The court next addressed the communications between Hanley and Trendway during the termination process to determine if they constituted a settlement agreement. Trendway argued that its August 16, 1991 letter offered a settlement that resolved all outstanding claims, including commissions on the disputed projects. However, the court found that the subsequent letter from Trendway, dated August 27, 1991, which invited Hanley to submit a list of projects for potential commission approval, contradicted the assertion that a settlement had been reached. This invitation indicated that there were still unresolved matters regarding commissions, thereby undermining Trendway's claim of a comprehensive settlement. The court also noted that the lack of mutual intent to settle all issues further supported the conclusion that no settlement agreement existed. Even if the August 16 letter were interpreted as a settlement offer, the ongoing negotiations suggested that the terms were still in flux and did not preclude future disputes. Consequently, the court determined that no enforceable settlement agreement had been formed between the parties.

Consideration for a New Contract

The court evaluated whether the exchanges between Hanley and Trendway constituted a new contract, focusing on the issue of consideration. Hanley claimed that his return of Trendway materials and submission of a list of projects provided the necessary consideration for an extension of the commission payment period. However, the court pointed out that the return of materials was a pre-existing contractual obligation and thus could not constitute valid consideration for a new contract. Additionally, the submission of the list of projects did not impose any detriment on Hanley or provide a benefit to Trendway, as it was simply a means for Hanley to seek commissions on the listed projects. The court highlighted that this action did not meet the requirements for consideration under contract law, as it failed to create a mutual exchange of value. As a result, the court concluded that the letters exchanged did not establish a new contractual obligation, further supporting Trendway’s position against Hanley’s claims for commissions.

Conclusion on Summary Judgment

In its final analysis, the court found that there were genuine issues of material fact regarding the claims presented by both Hanley and Trendway. It determined that neither party was entitled to summary judgment based on the conflicting evidence related to Hanley's involvement in the disputed projects and the question of Trendway's good faith in approving commissions. The court recognized that the determination of good faith was typically a factual issue suitable for a jury to resolve, especially given the competing narratives presented by both parties.

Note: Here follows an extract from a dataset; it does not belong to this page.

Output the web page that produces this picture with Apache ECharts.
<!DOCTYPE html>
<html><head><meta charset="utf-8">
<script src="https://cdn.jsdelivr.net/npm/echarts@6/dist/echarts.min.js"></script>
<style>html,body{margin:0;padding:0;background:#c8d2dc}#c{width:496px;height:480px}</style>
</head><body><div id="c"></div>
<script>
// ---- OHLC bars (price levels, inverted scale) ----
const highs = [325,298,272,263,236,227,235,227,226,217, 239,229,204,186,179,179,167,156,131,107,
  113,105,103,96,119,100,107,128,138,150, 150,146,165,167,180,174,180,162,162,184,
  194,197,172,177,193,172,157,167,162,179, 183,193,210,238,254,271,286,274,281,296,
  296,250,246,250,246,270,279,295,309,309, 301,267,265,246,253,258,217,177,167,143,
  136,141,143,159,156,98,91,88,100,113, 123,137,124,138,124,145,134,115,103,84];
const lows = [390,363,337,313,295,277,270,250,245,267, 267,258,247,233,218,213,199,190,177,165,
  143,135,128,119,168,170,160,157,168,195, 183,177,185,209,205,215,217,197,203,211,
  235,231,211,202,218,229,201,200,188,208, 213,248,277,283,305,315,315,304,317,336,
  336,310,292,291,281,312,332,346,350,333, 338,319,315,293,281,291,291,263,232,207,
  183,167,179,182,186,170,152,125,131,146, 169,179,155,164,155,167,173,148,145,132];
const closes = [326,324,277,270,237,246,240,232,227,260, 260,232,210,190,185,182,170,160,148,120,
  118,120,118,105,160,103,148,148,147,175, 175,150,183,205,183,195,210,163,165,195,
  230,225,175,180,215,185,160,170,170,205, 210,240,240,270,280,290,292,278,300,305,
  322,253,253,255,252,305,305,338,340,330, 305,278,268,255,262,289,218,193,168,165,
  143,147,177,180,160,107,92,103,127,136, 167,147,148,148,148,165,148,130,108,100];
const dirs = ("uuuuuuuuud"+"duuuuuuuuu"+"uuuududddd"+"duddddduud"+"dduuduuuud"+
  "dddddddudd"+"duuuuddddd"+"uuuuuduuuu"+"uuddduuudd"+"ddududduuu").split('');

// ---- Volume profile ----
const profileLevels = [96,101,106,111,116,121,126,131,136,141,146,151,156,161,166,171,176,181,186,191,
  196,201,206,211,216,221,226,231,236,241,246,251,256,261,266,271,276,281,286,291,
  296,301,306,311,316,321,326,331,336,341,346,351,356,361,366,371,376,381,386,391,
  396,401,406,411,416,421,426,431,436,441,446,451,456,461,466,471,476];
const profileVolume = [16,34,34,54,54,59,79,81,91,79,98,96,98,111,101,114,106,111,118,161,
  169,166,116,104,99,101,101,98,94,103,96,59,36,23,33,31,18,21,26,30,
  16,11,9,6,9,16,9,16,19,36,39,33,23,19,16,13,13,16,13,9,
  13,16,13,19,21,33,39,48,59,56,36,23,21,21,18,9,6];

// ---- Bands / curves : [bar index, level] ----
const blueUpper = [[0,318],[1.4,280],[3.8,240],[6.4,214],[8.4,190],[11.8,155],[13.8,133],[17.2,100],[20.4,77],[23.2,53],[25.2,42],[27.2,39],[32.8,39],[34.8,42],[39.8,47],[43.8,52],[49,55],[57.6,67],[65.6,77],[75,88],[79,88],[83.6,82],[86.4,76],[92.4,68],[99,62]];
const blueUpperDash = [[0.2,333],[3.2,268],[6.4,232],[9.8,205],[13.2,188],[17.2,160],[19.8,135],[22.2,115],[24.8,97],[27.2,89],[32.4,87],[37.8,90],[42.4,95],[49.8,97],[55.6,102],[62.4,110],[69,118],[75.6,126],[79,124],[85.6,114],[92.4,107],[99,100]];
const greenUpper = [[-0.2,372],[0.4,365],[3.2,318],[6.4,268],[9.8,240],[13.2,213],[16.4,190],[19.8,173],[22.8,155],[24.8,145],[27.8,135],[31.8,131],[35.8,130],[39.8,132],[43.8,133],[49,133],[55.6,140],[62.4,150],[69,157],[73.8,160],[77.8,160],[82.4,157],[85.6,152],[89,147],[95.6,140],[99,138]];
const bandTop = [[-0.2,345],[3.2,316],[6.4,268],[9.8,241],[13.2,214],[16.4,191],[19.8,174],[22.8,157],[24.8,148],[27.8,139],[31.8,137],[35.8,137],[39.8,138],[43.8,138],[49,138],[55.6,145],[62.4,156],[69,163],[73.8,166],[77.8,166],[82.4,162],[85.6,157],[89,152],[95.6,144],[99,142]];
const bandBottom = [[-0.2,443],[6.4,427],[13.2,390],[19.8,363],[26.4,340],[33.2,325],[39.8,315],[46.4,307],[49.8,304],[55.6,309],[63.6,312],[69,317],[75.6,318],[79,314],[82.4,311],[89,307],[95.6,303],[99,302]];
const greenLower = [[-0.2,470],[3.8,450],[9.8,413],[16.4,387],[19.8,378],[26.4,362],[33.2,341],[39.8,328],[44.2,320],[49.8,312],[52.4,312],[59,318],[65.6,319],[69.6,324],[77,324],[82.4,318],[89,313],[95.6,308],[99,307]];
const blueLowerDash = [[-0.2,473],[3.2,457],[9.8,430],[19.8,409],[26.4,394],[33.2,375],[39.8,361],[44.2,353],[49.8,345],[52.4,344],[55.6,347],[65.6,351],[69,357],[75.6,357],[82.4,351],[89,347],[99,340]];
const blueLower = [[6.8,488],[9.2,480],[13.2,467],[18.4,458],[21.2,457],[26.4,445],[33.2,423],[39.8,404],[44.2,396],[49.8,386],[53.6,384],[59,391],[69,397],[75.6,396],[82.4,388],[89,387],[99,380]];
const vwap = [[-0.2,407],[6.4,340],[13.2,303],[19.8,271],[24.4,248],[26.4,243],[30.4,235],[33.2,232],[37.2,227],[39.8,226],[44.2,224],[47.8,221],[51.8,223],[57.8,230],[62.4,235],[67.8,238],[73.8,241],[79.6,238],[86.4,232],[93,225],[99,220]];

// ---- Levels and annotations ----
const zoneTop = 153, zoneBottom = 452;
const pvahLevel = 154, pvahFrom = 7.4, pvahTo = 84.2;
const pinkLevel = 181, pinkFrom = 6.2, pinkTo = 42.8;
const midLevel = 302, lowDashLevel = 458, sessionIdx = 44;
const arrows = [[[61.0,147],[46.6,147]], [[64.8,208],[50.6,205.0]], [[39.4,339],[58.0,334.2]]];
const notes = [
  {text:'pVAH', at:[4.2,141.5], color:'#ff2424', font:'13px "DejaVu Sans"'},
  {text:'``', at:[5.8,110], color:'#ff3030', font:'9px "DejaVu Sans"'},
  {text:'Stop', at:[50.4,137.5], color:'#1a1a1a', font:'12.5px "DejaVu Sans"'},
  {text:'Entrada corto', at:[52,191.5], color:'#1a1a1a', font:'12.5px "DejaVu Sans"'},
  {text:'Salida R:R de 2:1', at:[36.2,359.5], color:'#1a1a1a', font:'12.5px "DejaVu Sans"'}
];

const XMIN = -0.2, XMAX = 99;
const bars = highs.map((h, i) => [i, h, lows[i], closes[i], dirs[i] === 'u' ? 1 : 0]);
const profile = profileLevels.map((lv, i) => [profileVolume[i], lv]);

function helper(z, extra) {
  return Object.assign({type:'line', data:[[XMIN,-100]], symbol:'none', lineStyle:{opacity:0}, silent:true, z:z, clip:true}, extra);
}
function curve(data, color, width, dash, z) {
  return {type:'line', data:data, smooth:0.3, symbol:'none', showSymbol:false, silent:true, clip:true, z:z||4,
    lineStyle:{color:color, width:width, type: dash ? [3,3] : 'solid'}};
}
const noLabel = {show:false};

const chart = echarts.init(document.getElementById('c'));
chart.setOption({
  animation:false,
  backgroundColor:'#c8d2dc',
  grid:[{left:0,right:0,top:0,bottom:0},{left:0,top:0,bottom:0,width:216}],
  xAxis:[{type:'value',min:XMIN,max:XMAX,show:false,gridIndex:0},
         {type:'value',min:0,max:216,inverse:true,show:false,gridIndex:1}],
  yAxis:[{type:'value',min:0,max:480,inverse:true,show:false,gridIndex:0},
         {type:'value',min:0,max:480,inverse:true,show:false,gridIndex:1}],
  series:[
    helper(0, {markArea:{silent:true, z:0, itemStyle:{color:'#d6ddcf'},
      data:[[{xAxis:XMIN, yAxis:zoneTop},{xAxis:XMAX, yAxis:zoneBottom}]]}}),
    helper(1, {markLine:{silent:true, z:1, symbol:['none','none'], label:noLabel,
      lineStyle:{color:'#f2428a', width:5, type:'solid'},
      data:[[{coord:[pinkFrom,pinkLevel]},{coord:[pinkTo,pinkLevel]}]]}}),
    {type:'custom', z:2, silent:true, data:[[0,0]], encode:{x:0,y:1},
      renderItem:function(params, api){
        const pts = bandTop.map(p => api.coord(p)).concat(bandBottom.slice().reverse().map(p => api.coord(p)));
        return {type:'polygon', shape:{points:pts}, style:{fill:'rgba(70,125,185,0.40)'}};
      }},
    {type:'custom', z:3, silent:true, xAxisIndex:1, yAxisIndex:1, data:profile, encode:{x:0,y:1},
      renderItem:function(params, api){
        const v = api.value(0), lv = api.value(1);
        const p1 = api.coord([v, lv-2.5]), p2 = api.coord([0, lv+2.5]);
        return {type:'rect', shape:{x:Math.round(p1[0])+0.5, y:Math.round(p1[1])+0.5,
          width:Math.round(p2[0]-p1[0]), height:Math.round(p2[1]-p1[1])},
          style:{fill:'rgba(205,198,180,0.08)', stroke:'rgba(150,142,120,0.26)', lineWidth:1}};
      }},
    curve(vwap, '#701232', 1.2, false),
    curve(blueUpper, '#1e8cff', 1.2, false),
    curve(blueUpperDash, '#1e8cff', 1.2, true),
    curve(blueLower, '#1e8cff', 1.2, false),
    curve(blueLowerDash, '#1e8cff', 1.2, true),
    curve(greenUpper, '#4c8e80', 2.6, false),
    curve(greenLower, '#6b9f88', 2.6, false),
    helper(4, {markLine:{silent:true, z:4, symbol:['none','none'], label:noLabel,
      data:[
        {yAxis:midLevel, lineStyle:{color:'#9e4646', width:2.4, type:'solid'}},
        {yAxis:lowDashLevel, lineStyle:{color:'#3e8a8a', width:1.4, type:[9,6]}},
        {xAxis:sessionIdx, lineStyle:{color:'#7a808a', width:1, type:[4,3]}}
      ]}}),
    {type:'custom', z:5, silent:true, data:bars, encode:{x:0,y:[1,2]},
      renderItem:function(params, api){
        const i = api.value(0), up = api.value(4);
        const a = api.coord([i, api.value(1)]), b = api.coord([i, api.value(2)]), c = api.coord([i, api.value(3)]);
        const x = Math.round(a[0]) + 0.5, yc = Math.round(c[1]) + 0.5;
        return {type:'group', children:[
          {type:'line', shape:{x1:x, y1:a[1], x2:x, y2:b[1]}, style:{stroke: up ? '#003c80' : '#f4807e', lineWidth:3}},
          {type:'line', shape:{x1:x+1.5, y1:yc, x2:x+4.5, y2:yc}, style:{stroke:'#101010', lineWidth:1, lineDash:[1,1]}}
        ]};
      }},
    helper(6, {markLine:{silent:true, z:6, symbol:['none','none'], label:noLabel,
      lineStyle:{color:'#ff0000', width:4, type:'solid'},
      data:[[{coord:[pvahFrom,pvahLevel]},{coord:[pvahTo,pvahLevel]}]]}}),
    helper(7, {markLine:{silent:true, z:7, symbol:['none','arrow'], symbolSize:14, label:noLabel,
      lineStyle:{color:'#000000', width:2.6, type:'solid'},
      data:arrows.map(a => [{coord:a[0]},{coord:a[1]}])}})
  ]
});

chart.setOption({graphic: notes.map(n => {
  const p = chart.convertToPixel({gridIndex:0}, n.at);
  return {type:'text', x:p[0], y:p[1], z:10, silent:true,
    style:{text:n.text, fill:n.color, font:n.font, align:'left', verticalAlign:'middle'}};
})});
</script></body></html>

Furthermore, the lack of a settlement agreement or a new contract due to the absence of consideration added complexity to the case. The court's ruling emphasized that the factual disputes could not be resolved solely through summary judgment motions, necessitating a trial for a comprehensive resolution of the issues at hand. Consequently, the court denied both parties' motions for summary judgment, allowing the case to proceed to trial for further examination of the substantive matters involved.